§ Exercise directions: Determine how many lines of the data below contain "diagram", then give only that number.

§ Material for this task:

____________________

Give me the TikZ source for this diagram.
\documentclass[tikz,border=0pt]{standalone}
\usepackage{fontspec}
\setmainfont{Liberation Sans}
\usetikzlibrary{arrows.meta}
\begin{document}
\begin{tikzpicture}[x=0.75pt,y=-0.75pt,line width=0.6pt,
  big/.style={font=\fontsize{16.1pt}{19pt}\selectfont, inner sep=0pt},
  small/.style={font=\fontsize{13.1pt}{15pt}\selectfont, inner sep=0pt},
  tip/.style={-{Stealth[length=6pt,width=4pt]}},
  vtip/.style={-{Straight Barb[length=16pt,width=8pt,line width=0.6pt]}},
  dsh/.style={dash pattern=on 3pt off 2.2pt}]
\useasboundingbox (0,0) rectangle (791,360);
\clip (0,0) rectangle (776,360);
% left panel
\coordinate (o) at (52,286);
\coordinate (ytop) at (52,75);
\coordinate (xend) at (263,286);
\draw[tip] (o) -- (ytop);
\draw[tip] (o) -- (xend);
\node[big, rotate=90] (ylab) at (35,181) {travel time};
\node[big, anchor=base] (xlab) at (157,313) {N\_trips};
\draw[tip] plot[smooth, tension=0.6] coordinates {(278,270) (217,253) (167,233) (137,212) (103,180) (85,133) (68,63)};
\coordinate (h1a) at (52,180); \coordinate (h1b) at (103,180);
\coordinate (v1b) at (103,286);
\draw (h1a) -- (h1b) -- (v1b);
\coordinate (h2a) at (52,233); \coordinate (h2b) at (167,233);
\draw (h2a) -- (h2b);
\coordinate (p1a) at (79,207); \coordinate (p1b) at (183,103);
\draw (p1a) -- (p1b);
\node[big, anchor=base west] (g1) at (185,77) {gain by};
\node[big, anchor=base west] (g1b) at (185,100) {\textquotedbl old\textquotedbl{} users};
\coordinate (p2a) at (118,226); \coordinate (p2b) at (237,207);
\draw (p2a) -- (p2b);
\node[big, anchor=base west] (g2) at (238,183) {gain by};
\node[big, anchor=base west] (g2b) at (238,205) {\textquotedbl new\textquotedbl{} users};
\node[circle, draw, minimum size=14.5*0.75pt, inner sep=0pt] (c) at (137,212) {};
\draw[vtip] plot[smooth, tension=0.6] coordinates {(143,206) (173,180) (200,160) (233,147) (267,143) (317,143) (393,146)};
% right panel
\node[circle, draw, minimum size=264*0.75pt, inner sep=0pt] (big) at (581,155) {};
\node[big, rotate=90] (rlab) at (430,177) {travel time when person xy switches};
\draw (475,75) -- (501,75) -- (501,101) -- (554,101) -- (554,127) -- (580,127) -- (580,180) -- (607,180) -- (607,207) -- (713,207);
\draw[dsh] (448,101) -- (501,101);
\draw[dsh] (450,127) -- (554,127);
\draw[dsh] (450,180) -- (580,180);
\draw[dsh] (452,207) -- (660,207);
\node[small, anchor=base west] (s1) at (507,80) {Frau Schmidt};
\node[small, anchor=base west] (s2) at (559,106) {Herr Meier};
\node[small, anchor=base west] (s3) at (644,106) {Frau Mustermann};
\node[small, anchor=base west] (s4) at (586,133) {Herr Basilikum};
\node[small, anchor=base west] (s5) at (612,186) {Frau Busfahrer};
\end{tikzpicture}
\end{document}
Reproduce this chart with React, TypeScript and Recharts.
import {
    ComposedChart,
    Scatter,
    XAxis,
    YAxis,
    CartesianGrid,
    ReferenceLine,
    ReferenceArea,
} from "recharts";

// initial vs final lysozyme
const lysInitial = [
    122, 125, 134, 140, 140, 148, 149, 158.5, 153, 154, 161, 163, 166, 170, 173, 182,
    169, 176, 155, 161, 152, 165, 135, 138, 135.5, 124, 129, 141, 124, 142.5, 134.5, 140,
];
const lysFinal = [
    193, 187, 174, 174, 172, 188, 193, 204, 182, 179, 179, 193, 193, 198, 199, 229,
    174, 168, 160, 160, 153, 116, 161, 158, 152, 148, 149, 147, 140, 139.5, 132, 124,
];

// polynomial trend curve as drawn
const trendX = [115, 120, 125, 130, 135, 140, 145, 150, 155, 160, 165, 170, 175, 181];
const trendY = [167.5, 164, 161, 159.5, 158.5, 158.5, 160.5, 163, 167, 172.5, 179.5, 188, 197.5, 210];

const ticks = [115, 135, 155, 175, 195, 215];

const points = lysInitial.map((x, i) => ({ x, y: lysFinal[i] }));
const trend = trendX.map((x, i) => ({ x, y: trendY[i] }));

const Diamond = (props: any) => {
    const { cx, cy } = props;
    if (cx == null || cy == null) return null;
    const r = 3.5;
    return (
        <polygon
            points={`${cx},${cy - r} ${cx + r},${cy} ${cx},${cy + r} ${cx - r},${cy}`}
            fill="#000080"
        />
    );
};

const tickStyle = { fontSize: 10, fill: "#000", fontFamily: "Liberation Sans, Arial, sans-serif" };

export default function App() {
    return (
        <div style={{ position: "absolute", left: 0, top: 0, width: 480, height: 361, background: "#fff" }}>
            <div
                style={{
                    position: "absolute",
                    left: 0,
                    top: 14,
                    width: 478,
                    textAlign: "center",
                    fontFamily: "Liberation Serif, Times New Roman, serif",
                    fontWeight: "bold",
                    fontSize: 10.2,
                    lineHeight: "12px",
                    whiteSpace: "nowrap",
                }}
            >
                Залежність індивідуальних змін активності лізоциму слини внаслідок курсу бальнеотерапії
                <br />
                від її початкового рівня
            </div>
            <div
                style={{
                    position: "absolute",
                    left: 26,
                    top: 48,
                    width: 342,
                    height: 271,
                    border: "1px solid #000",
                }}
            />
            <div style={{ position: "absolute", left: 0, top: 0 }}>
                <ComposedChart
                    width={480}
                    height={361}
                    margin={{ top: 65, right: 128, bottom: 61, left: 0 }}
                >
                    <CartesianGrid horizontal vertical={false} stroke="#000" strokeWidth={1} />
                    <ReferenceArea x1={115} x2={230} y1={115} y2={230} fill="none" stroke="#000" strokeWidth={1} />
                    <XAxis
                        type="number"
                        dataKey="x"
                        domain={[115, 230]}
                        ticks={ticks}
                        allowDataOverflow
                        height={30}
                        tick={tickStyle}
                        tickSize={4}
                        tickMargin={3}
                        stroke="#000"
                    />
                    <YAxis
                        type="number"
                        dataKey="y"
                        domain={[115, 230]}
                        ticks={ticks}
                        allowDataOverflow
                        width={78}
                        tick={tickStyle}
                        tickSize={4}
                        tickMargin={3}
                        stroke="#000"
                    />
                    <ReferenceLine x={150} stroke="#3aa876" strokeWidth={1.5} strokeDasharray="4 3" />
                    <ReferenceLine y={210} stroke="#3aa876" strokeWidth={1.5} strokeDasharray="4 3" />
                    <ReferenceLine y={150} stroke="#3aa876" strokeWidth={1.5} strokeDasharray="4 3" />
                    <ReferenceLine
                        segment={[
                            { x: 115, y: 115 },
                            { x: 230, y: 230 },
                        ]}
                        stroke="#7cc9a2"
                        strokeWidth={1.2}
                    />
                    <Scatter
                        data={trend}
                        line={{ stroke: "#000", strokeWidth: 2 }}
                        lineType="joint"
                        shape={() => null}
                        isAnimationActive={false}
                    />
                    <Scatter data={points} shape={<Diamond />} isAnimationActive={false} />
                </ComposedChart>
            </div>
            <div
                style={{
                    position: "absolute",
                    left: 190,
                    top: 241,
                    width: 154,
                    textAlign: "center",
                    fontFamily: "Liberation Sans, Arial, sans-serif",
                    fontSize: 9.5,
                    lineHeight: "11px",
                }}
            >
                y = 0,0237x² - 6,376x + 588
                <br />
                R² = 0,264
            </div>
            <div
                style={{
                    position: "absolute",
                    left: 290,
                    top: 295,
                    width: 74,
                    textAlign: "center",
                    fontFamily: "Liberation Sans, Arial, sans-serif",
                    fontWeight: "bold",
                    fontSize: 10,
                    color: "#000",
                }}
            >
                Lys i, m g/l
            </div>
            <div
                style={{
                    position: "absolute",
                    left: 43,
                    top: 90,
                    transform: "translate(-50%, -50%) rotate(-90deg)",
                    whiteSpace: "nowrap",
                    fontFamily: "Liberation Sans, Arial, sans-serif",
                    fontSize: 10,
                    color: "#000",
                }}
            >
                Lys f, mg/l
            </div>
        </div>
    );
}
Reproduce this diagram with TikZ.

____________________

§ Result of the task: 2